«Der FDP einen Ständeratssitz abzuluchsen war grosses Kino»

Nicola Forster (GLP) und Simon Meyer (Grüne) legen im Juni ihr jeweiliges Amt als Präsident ihrer Kantonalpartei nieder. Zum Abschluss haben sie mit Tim Haag über die Klimawahl, das «Ende» der Grünen Welle und grün(liberal)e Zukunftsvisionen gesprochen.

Zum Einstieg eine Streitgesprächfrage: Wem ist eigentlich der Klimaschutz wichtiger – den Grünen oder den Grünliberalen?
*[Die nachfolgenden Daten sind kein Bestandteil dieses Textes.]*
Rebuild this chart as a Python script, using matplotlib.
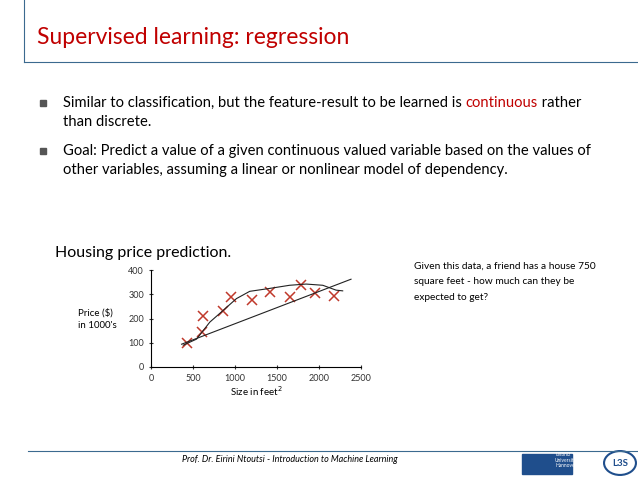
import matplotlib
matplotlib.use("Agg")
import matplotlib.pyplot as plt
from matplotlib.patches import Rectangle

size_x = [423, 613, 621, 858, 957, 1203, 1412, 1658, 1788, 1954, 2184]
price_y = [97, 146, 212, 229, 289, 275, 310, 289, 340, 307, 292]
line_x = [364, 2381]
line_y = [94, 362]
curve_x = [384, 542, 700, 858, 1017, 1175, 1412, 1650, 1847, 2045, 2203, 2282]
curve_y = [90, 115, 185, 233, 282, 312, 324, 337, 342, 337, 317, 314]
xticks = [0, 500, 1000, 1500, 2000, 2500]
yticks = [0, 100, 200, 300, 400]

W, H = 638, 478
fig = plt.figure(figsize=(W/100, H/100), dpi=100)
fig.patch.set_facecolor("white")
plt.rcParams['font.family'] = ['Lato', 'DejaVu Sans']
r = fig.canvas.get_renderer()

def fx(p): return p / W
def fy(p): return 1 - p / H

fig.add_artist(plt.Line2D([fx(24), fx(24)], [fy(0), fy(62)], color="#3b6a8f", lw=0.8))
fig.add_artist(plt.Line2D([fx(24), fx(638)], [fy(62), fy(62)], color="#3b6a8f", lw=0.8))
fig.text(fx(37), fy(38), "Supervised learning: regression", color="#c00000", fontsize=16.5, va="center")

FS = 10.6
def sq(y):
    fig.add_artist(Rectangle((fx(40), fy(y+3)), 6/W, 6/H, color="#555555", transform=fig.transFigure))

sq(103)
x = 63
for part, col in [("Similar to classification, but the feature-result to be learned is ", "black"),
                  ("continuous", "#c00000"), (" rather", "black")]:
    t = fig.text(fx(x), fy(103), part, fontsize=FS, va="center", color=col)
    x += t.get_window_extent(r).width
fig.text(fx(63), fy(122), "than discrete.", fontsize=FS, va="center")
sq(151)
fig.text(fx(63), fy(151), "Goal: Predict a value of a given continuous valued variable based on the values of", fontsize=FS, va="center")
fig.text(fx(63), fy(170), "other variables, assuming a linear or nonlinear model of dependency.", fontsize=FS, va="center")

fig.text(fx(414), fy(266), "Given this data, a friend has a house 750", fontsize=7.3, va="center")
fig.text(fx(414), fy(282), "square feet - how much can they be", fontsize=7.3, va="center")
fig.text(fx(414), fy(298), "expected to get?", fontsize=7.3, va="center")

fig.text(fx(55), fy(253), "Housing price prediction.", fontsize=11.5, va="center")
fig.text(fx(78), fy(313), "Price ($)", fontsize=7, va="center")
fig.text(fx(78), fy(326), "in 1000's", fontsize=7, va="center")

ax = fig.add_axes([fx(151), fy(367), 210/W, 97/H])
ax.plot(size_x, price_y, "x", color="#c0392b", ms=7, mew=1.1)
ax.plot(line_x, line_y, color="#222222", lw=0.8)
ax.plot(curve_x, curve_y, color="#222222", lw=0.8)
ax.set_xlim(0, 2500); ax.set_ylim(0, 400)
ax.set_xticks(xticks); ax.set_yticks(yticks)
ax.tick_params(labelsize=6.5, length=3, direction="inout", colors="#333333")
for s in ["top", "right"]:
    ax.spines[s].set_visible(False)
ax.set_xlabel("Size in feet$^2$", fontsize=7, labelpad=1)

fig.add_artist(plt.Line2D([fx(28), fx(638)], [fy(451), fy(451)], color="#3b6a8f", lw=0.8))
fig.text(fx(290), fy(460), "Prof. Dr. Eirini Ntoutsi - Introduction to Machine Learning", fontsize=6.5, style="italic", ha="center", va="center")
fig.add_artist(Rectangle((fx(522), fy(474)), 50/W, 20/H, color="#1f4e8c", transform=fig.transFigure))
fig.text(fx(555), fy(460), "Leibniz\nUniversität\nHannover", fontsize=3.5, color="white", va="center")
fig.add_artist(plt.Circle((fx(620), fy(463)), 0.025, color="#1f4e8c", fill=False, lw=1.5, transform=fig.transFigure))
fig.text(fx(620), fy(463), "L3S", fontsize=7, color="#1f4e8c", ha="center", va="center", weight="bold")

fig.savefig("out.png", dpi=100)
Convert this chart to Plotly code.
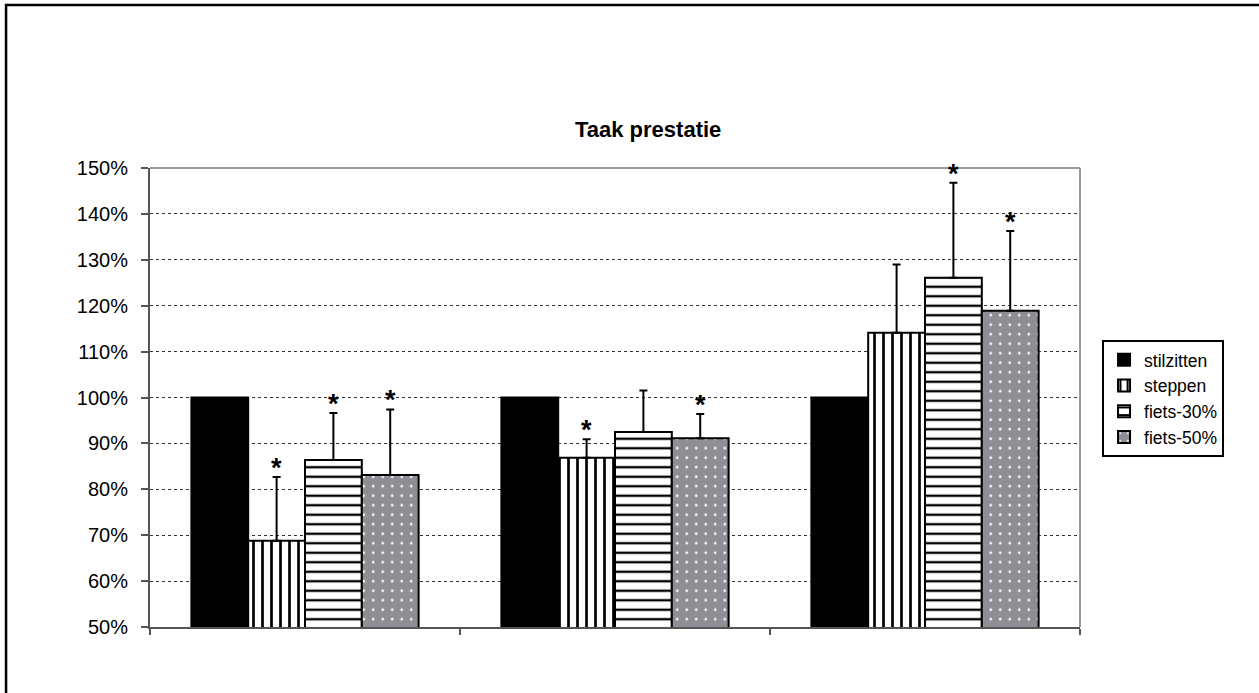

Simon Meyer: Dabei bin ich eigentlich gar nicht so in Streitlaune.

Nicola Forster: Ich auch nicht.

S. M.: Ich denke, das Klima ist uns beiden ähnlich wichtig, aber wir glauben an andere Mechanismen. Wenn wir beim Klimaschutz wirklich vorwärtskommen wollen, müssen wir mehr als 50 Prozent der Bevölkerung ins Boot holen, und das schaffen wir beide nicht allein. 

N. F.: Deshalb arbeiten wir auch eng zusammen – in der Klimaallianz zum Beispiel. Ich bin super happy, was wir in der letzten Legislatur zusammen durchgebracht haben.

Nämlich? Was waren Ihre Highlights?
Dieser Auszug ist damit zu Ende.